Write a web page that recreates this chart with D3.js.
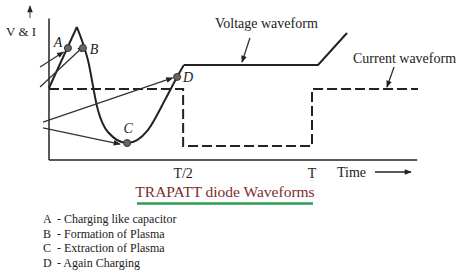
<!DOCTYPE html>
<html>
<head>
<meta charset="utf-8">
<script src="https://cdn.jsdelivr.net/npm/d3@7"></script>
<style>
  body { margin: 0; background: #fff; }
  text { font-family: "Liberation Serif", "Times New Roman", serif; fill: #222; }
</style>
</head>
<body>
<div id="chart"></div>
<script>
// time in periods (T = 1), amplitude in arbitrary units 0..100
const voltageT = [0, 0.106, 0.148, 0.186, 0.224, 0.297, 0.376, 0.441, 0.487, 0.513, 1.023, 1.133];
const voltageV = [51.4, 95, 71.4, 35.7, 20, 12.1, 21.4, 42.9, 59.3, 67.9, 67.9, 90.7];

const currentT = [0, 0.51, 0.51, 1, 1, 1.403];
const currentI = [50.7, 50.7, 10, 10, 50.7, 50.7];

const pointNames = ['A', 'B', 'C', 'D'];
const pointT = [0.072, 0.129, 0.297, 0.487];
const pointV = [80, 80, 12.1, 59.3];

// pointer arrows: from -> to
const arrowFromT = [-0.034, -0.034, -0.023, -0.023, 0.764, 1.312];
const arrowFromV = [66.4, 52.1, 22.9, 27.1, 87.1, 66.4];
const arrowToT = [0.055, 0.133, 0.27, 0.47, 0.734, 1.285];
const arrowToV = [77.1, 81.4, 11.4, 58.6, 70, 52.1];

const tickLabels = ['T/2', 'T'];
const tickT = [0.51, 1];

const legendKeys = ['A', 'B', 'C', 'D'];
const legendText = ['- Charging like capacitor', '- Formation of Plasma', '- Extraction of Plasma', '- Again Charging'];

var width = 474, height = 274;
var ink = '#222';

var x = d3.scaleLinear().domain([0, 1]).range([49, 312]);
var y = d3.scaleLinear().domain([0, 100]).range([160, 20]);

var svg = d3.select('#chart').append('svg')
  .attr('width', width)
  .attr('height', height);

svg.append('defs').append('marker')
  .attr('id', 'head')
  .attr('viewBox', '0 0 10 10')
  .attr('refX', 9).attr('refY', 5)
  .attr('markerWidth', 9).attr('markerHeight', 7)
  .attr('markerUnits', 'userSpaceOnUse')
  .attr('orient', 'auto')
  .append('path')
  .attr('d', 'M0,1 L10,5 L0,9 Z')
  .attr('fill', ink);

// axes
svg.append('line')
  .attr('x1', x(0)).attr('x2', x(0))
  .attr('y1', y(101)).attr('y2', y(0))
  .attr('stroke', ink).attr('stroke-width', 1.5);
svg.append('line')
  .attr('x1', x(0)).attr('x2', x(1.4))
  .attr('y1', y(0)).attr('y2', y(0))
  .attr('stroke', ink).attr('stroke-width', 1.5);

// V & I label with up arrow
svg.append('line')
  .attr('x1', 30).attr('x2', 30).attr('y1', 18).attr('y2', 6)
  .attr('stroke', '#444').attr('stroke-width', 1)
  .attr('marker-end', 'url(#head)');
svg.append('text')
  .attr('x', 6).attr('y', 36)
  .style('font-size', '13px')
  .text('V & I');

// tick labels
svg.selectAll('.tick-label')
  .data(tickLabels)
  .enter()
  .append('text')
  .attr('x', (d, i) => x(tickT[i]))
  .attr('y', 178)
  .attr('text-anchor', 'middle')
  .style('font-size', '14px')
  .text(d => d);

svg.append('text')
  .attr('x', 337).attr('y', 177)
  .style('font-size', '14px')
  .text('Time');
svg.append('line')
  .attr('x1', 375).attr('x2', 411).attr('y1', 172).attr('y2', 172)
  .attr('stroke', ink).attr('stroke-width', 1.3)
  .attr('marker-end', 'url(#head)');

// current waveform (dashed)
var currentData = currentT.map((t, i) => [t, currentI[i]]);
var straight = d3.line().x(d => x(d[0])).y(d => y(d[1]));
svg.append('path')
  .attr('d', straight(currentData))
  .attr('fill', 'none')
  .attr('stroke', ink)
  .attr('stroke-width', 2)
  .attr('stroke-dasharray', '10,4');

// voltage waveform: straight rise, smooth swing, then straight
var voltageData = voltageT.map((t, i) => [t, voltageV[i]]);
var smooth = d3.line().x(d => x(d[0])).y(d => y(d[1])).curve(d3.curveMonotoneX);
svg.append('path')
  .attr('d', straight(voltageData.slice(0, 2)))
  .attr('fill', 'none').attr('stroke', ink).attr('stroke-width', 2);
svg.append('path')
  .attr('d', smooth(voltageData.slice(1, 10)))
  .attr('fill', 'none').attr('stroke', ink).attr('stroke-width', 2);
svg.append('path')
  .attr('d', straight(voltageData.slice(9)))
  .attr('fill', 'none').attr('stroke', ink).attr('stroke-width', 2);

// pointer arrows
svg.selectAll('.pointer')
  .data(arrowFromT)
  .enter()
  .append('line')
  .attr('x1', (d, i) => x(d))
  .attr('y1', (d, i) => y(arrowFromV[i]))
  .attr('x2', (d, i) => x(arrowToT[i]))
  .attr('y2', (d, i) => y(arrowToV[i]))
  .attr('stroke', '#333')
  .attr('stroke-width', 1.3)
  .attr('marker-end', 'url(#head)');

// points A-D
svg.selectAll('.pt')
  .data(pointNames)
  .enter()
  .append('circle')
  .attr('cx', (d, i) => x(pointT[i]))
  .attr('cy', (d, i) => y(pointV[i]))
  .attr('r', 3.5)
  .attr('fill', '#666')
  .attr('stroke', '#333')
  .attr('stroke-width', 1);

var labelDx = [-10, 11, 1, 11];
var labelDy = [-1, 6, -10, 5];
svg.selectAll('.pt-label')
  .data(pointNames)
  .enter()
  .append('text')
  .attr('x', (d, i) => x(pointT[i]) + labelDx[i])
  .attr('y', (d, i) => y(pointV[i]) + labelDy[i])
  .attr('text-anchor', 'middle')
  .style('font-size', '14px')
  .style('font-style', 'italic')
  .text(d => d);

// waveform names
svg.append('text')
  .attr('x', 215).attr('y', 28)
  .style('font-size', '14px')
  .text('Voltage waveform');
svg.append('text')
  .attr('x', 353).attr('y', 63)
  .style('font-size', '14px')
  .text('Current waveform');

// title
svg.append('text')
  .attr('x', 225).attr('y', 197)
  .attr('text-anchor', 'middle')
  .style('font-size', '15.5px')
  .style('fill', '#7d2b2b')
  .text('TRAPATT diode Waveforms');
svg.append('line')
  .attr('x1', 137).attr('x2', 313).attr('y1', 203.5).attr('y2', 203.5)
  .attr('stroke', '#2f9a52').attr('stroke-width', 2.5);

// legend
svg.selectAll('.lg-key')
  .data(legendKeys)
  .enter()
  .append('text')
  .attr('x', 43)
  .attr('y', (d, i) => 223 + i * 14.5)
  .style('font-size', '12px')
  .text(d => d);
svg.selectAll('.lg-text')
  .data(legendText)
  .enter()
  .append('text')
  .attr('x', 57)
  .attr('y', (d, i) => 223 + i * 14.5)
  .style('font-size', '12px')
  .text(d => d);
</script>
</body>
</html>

========

*Given exercise*: Restate the data word for word from its first line through the line with "var ink = '#222';", leaving out any picture along the way.

*Solved exercise*:
Write a web page that recreates this chart with D3.js.
<!DOCTYPE html>
<html>
<head>
<meta charset="utf-8">
<script src="https://cdn.jsdelivr.net/npm/d3@7"></script>
<style>
  body { margin: 0; background: #fff; }
  text { font-family: "Liberation Serif", "Times New Roman", serif; fill: #222; }
</style>
</head>
<body>
<div id="chart"></div>
<script>
// time in periods (T = 1), amplitude in arbitrary units 0..100
const voltageT = [0, 0.106, 0.148, 0.186, 0.224, 0.297, 0.376, 0.441, 0.487, 0.513, 1.023, 1.133];
const voltageV = [51.4, 95, 71.4, 35.7, 20, 12.1, 21.4, 42.9, 59.3, 67.9, 67.9, 90.7];

const currentT = [0, 0.51, 0.51, 1, 1, 1.403];
const currentI = [50.7, 50.7, 10, 10, 50.7, 50.7];

const pointNames = ['A', 'B', 'C', 'D'];
const pointT = [0.072, 0.129, 0.297, 0.487];
const pointV = [80, 80, 12.1, 59.3];

// pointer arrows: from -> to
const arrowFromT = [-0.034, -0.034, -0.023, -0.023, 0.764, 1.312];
const arrowFromV = [66.4, 52.1, 22.9, 27.1, 87.1, 66.4];
const arrowToT = [0.055, 0.133, 0.27, 0.47, 0.734, 1.285];
const arrowToV = [77.1, 81.4, 11.4, 58.6, 70, 52.1];

const tickLabels = ['T/2', 'T'];
const tickT = [0.51, 1];

const legendKeys = ['A', 'B', 'C', 'D'];
const legendText = ['- Charging like capacitor', '- Formation of Plasma', '- Extraction of Plasma', '- Again Charging'];

var width = 474, height = 274;
var ink = '#222';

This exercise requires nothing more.